Step 4: Apply the six tests. Is it specific or diffuse? Did it arrive quickly or build? Does information change it? What's the body quality — reporting or reacting? Is this your pattern or a deviation? Can you think clearly alongside it?
Step 5: Decide — and record. Make your call. Write it down in your decision journal with a note about whether you read the signal as anxiety or intuition. Over time, this builds a personal calibration dataset that is extraordinarily valuable. You'll learn which types of situations produce anxiety you can safely override and which produce intuitive warnings you should heed. Future-you will be grateful for the data.
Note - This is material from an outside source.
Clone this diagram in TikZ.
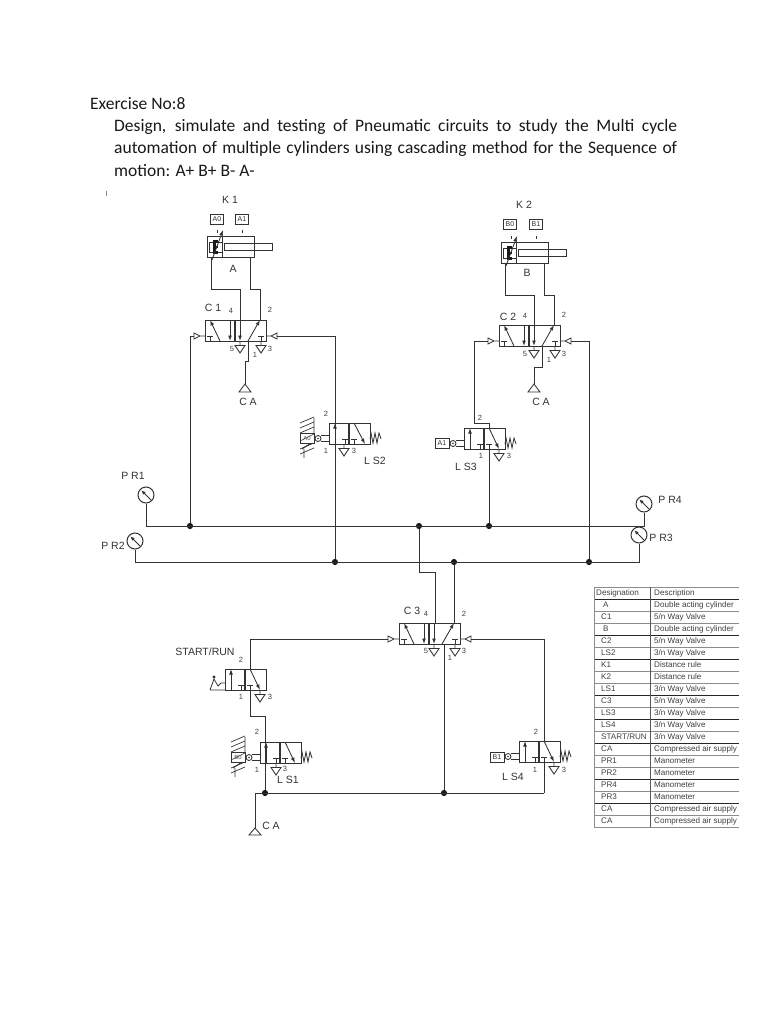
\documentclass[tikz,border=0pt]{standalone}
\usepackage{fontspec}
\setmainfont{Liberation Sans}
\newfontfamily\titlefont{Carlito}
\usetikzlibrary{arrows.meta,calc}
\definecolor{wire}{gray}{0.2}
\tikzset{
  wireline/.style={draw=wire,line width=0.9pt,line join=miter},
  symb/.style={draw=wire,line width=0.85pt},
  flow/.style={symb,-{Latex[length=5.5pt,width=3.8pt]}},
  lab/.style={font=\fontsize{10.5}{12}\selectfont,text=black!80,inner sep=0pt},
  port/.style={font=\fontsize{7.5}{9}\selectfont,text=black!75,inner sep=0pt},
  titletext/.style={font=\titlefont\fontsize{17.5}{21}\selectfont,text=black!90,inner sep=0pt,anchor=west},
  tabtext/.style={font=\fontsize{8.1}{10}\selectfont,text=black!75,inner sep=0pt,anchor=west},
  dot/.style={circle,fill=black!90,inner sep=0pt,minimum size=6.2pt},
  meter/.style={circle,draw=wire,line width=1pt,fill=white,inner sep=0pt,minimum size=16pt},
  tagbox/.style={draw=wire,line width=0.7pt,fill=white,inner sep=0pt,minimum width=14pt,minimum height=10pt,font=\fontsize{7}{8}\selectfont,text=black!80},
}
\newcommand{\tport}[1]{\draw[symb] (#1,21)--(#1,16) (#1-2.6,16)--(#1+2.6,16);}
\newcommand{\exh}[1]{\draw[symb] (#1,21)--(#1,25.5) (#1-5,25.5)--(#1+5,25.5)--(#1,33)--cycle;}
\newcommand{\fiveval}[2]{%
 \begin{scope}[shift={(#1,#2)}]
  \draw[symb] (0,0) rectangle (61,21);
  \draw[symb,line width=1.2pt] (30,0)--(30,21);
  \draw[flow] (15,21)--(5,0);
  \tport{5}
  \draw[flow] (25,0)--(25,21);
  \draw[flow] (35,0)--(35,21);
  \exh{35}
  \draw[flow] (43,21)--(55,0);
  \tport{56}
  \exh{56}
  \draw[symb] (-11,13)--(-5,16)--(-11,19)--cycle (-5,16)--(0,16);
  \draw[symb] (72,13)--(66,16)--(72,19)--cycle (66,16)--(61,16);
 \end{scope}}
\newcommand{\cyl}[2]{%
 \begin{scope}[shift={(#1,#2)}]
  \draw[symb] (0,0) rectangle (47,21);
  \draw[symb] (2,6) rectangle (15,16);
  \draw[symb] (15,0)--(15,21);
  \draw[symb] (17,7) rectangle (65,14);
  \draw[line width=2.4pt,draw=black!90] (11,5.5)--(7.5,5.5)--(7.5,16.5)--(11,16.5);
  \draw[line width=1.6pt,draw=black!90] (7.5,11)--(11,11);
  \draw[flow] (5,24)--(16,-6);
  \draw[symb,line width=0.5pt] (10,-6)--(10,-3) (35,-6)--(35,-3);
 \end{scope}}
\newcommand{\threeval}[2]{%
  \draw[symb] (0,0) rectangle (41,21);
  \draw[symb,line width=1.2pt] (20,0)--(20,21);
  \draw[flow] (6,21)--(6,0);
  \tport{16}
  \tport{25}
  \draw[flow] (#1,0)--(#2,21);}
\newcommand{\spring}{\draw[symb,line width=0.8pt] (41,16)--(42,10)--(44,20)--(46,10)--(48,20)--(50,10)--(52,16);}
\newcommand{\roller}{%
  \draw[symb] (-8,12.5)--(0,12.5) (-8,18.5)--(0,18.5);
  \draw[symb,fill=white] (-11,15.5) circle (3);
  \fill[black!80] (-11,15.5) circle (0.9);}
\newcommand{\camwall}{%
  \draw[symb] (-15,-5)--(-15,18)--(-27,26) (-25,26)--(-25,35);
  \foreach \yy in {-6,-1,4,20,25}{\draw[symb,line width=0.7pt] (-15,\yy)--(-29,\yy+6);}
  \draw[symb,fill=white] (-29,10) rectangle (-15,20);
  \draw[symb,line width=0.5pt] (-29,18)--(-15,11);}
\newcommand{\trow}[3]{%
  \node[tabtext] (ta#1) at (601,{593+12*#1}) {#2};
  \node[tabtext] (tb#1) at (654,{593+12*#1}) {#3};}
\begin{document}
\begin{tikzpicture}[x=1pt,y=-1pt]
\useasboundingbox (0,0) rectangle (768,1024);
\fill[white] (0,0) rectangle (768,1024);

% title
\node[titletext] (t0) at (90,104) {Exercise No:8};
\node[titletext] (t1) at (114,127) {\makebox[563pt][s]{Design, simulate and testing of Pneumatic circuits to study the Multi cycle}};
\node[titletext] (t2) at (114,149) {\makebox[563pt][s]{automation of multiple cylinders using cascading method for the Sequence of}};
\node[titletext] (t3) at (114,171) {motion: A+ B+ B- A-};
\draw[black!45,line width=0.6pt] (106,191)--(106,196);

% named points
\coordinate (busAr) at (644,526);
\coordinate (busBr) at (639,562);
\node[dot] (jA1) at (190,526) {};
\node[dot] (jA2) at (419,526) {};
\node[dot] (jA3) at (489,526) {};
\node[dot] (jB1) at (335,562) {};
\node[dot] (jB2) at (454,562) {};
\node[dot] (jB3) at (589,562) {};
\node[dot] (jC1) at (265,793) {};
\node[dot] (jC2) at (444,793) {};
\coordinate (jC3) at (544,793);
\coordinate (sup3) at (255,793);

% meters
\node[meter] (pr1) at (146,495) {};
\node[meter] (pr2) at (135,541) {};
\node[meter] (pr4) at (644,504) {};
\node[meter] (pr3) at (639,535) {};
\foreach \m in {pr1,pr2,pr3,pr4}{
  \draw[symb,-{Latex[length=4.5pt,width=3.4pt]}] ($(\m)+(5.5,5.5)$) -- ($(\m)+(-4.8,-4.8)$);
}
\node[lab] (lpr1) at (133,476) {P R1};
\node[lab] (lpr2) at (113,546) {P R2};
\node[lab] (lpr4) at (670,500) {P R4};
\node[lab] (lpr3) at (661,538) {P R3};

% buses
\draw[wireline] (pr1.south) |- (busAr) -- (pr4.south);
\draw[wireline] (pr2.south) |- (busBr) -- (pr3.south);

% cylinders and 5/2 valves
\cyl{207}{236}
\cyl{501}{242}
\fiveval{205}{320}
\fiveval{499}{325}
\fiveval{399}{623}

% C1 wiring
\coordinate (a4) at (211,257); \coordinate (a2) at (250,257);
\coordinate (c1b) at (240,320); \coordinate (c1d) at (260,320);
\draw[wireline] (a4)--(211,289)-|(c1b);
\draw[wireline] (a2)--(250,289)-|(c1d);
\coordinate (c1p) at (248,341);
\coordinate (ca1) at (245,384);
\draw[wireline] (c1p)--(248,361)-|(ca1);
\draw[symb] (ca1)--(239,392)--(251,392)--cycle;
\coordinate (c1l) at (194,336); \coordinate (c1r) at (277,336);
\draw[wireline] (c1l)-|(jA1);
\draw[wireline] (c1r)-|(jB1);

% C2 wiring
\coordinate (b4) at (505,263); \coordinate (b2) at (544,263);
\coordinate (c2b) at (534,325); \coordinate (c2d) at (554,325);
\draw[wireline] (b4)--(505,295)-|(c2b);
\draw[wireline] (b2)--(544,295)-|(c2d);
\coordinate (c2p) at (542,346);
\coordinate (ca2) at (534,384);
\draw[wireline] (c2p)--(542,367)-|(ca2);
\draw[symb] (ca2)--(528,392)--(540,392)--cycle;
\coordinate (c2l) at (488,341); \coordinate (c2r) at (571,341);
\coordinate (ls3t) at (489,428);
\draw[wireline] (c2l)-|(474,423)-|(ls3t);
\draw[wireline] (c2r)-|(jB3);

% C3 wiring
\coordinate (c3b) at (435,623); \coordinate (c3d) at (454,623);
\draw[wireline] (jA2)--(419,572)-|(c3b);
\draw[wireline] (jB2)--(c3d);
\coordinate (c3p) at (444,644);
\draw[wireline] (c3p)--(jC2);
\coordinate (c3l) at (388,639); \coordinate (c3r) at (471,639);
\coordinate (ls4t) at (544,741);
\draw[wireline] (c3l)-|(250,669);
\draw[wireline] (c3r)-|(ls4t);

% LS2
\begin{scope}[shift={(329,423)}]
  \threeval{25}{36}\exh{15}\spring\camwall\roller
\end{scope}
\node[font=\fontsize{6}{7}\selectfont,inner sep=0pt,text=black!70] (tA0) at (307,438) {A0};
\draw[wireline] (jB1)--(335,422);
% LS3
\begin{scope}[shift={(464,428)}]
  \threeval{25}{35}\exh{35}\spring\roller
\end{scope}
\node[tagbox] (tA1) at (442,443) {A1};
\draw[wireline] (489,449)--(jA3);
% LS4
\begin{scope}[shift={(519,741)}]
  \threeval{25}{35}\exh{35}\spring\roller
\end{scope}
\node[tagbox] (tB1) at (497,757) {B1};
\draw[wireline] (544,762)--(jC3);
% LS1
\begin{scope}[shift={(260,742)}]
  \threeval{25}{35}\exh{16}\spring\camwall\roller
\end{scope}
\node[font=\fontsize{6}{7}\selectfont,inner sep=0pt,text=black!70] (tB0) at (238,757) {B0};
% START/RUN
\begin{scope}[shift={(225,669)}]
  \threeval{25}{35}\exh{35}
  \draw[symb,line width=0.8pt] (-15,21)--(-11,10)--(-7,17)--(-4,14)--(0,14) (-15,21)--(0,21);
  \fill[wire] (-11,8) circle (1.6);
\end{scope}
\coordinate (stb) at (250,690);
\coordinate (ls1t) at (265,716);
\draw[wireline] (stb)|-(ls1t)--(jC1);
\draw[wireline] (sup3)--(jC3);
\coordinate (ca3) at (255,828);
\draw[wireline] (sup3)--(ca3);
\draw[symb] (ca3)--(249,835)--(261,835)--cycle;

% labels
\node[lab] (lK1) at (230,200) {K 1};
\node[tagbox,minimum width=13pt] (tagA0) at (217,219) {A0};
\node[tagbox,minimum width=13pt] (tagA1) at (242,219) {A1};
\node[lab] (lA) at (233,269) {A};
\node[lab] (lC1) at (213,308) {C 1};
\node[port] (p14) at (231,311) {4};
\node[port] (p12) at (270,310) {2};
\node[port] (p15) at (232,349) {5};
\node[port] (p11) at (255,355) {1};
\node[port] (p13) at (270,349) {3};
\node[lab] (lCA1) at (248,402) {C A};

\node[lab] (lK2) at (524,205) {K 2};
\node[tagbox,minimum width=13pt] (tagB0) at (510,224) {B0};
\node[tagbox,minimum width=13pt] (tagB1) at (536,224) {B1};
\node[lab] (lB) at (527,273) {B};
\node[lab] (lC2) at (508,317) {C 2};
\node[port] (p24) at (525,316) {4};
\node[port] (p22) at (564,315) {2};
\node[port] (p25) at (525,354) {5};
\node[port] (p21) at (549,360) {1};
\node[port] (p23) at (564,354) {3};
\node[lab] (lCA2) at (541,402) {C A};

\node[lab] (lC3) at (412,611) {C 3};
\node[port] (p34) at (426,614) {4};
\node[port] (p32) at (464,614) {2};
\node[port] (p35) at (426,651) {5};
\node[port] (p31) at (450,658) {1};
\node[port] (p33) at (464,651) {3};

\node[port] (ls22) at (326,414) {2};
\node[port] (ls21) at (326,451) {1};
\node[port] (ls23) at (354,451) {3};
\node[lab] (lLS2) at (375,461) {L S2};
\node[port] (ls32) at (480,418) {2};
\node[port] (ls31) at (481,456) {1};
\node[port] (ls33) at (509,456) {3};
\node[lab] (lLS3) at (466,467) {L S3};
\node[port] (ls42) at (536,732) {2};
\node[port] (ls41) at (535,770) {1};
\node[port] (ls43) at (564,770) {3};
\node[lab] (lLS4) at (513,777) {L S4};
\node[port] (ls12) at (257,732) {2};
\node[port] (ls11) at (257,770) {1};
\node[port] (ls13) at (285,769) {3};
\node[lab] (lLS1) at (288,780) {L S1};
\node[lab] (lSR) at (205,652) {START/RUN};
\node[port] (s2) at (241,660) {2};
\node[port] (s1) at (241,697) {1};
\node[port] (s3) at (270,697) {3};
\node[lab] (lCA3) at (271,826) {C A};

% table
\foreach \yy/\cc in {587/45,599/85,611/45,623/45,635/85,647/45,659/85,671/45,683/45,695/85,707/45,719/85,731/45,743/85,755/45,767/45,779/85,791/45,803/85,815/45,827/45}
  {\draw[black!\cc,line width=0.8pt] (594,\yy)--(739,\yy);}
\draw[black!45,line width=0.7pt] (594,587)--(594,827);
\draw[black!65,line width=1pt] (650,587)--(650,827);
\node[tabtext] (ta0) at (596,593) {Designation};
\node[tabtext] (tb0) at (654,593) {Description};
\trow{1}{\hspace{2pt}A}{Double acting cylinder}
\trow{2}{C1}{5/n Way Valve}
\trow{3}{\hspace{2pt}B}{Double acting cylinder}
\trow{4}{C2}{5/n Way Valve}
\trow{5}{LS2}{3/n Way Valve}
\trow{6}{K1}{Distance rule}
\trow{7}{K2}{Distance rule}
\trow{8}{LS1}{3/n Way Valve}
\trow{9}{C3}{5/n Way Valve}
\trow{10}{LS3}{3/n Way Valve}
\trow{11}{LS4}{3/n Way Valve}
\trow{12}{START/RUN}{3/n Way Valve}
\trow{13}{CA}{Compressed air supply}
\trow{14}{PR1}{Manometer}
\trow{15}{PR2}{Manometer}
\trow{16}{PR4}{Manometer}
\trow{17}{PR3}{Manometer}
\trow{18}{CA}{Compressed air supply}
\trow{19}{CA}{Compressed air supply}
\end{tikzpicture}
\end{document}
Here's what most people do: they resolve the anxiety-intuition confusion by defaulting to one side. Anxious people learn to override all gut feelings because they've been burned by so many false alarms that they stop trusting the system entirely. Intuitive people learn to trust all gut feelings and occasionally get burned by following anxiety off a cliff.
Neither default works. Both are like deciding that since you can't always tell rain from sprinklers, you'll either carry an umbrella everywhere or never carry one at all. The skill — and it is a skill, not a personality trait — is learning to read the signal accurately on a case-by-case basis. This requires body awareness (interoception), pattern recognition (experience), emotional regulation (the ability to calm the nervous system before evaluating), and honest self-knowledge (understanding your own anxiety patterns well enough to spot them). For a broader look at when gut signals deserve your trust, see Trusting Your Gut.
It's harder than simply saying "trust your gut" or "don't trust your gut." But it's the only approach that actually works. Because the gut sends both signal and noise through the same channel — and your job, the real lifelong practice, is learning to tell them apart.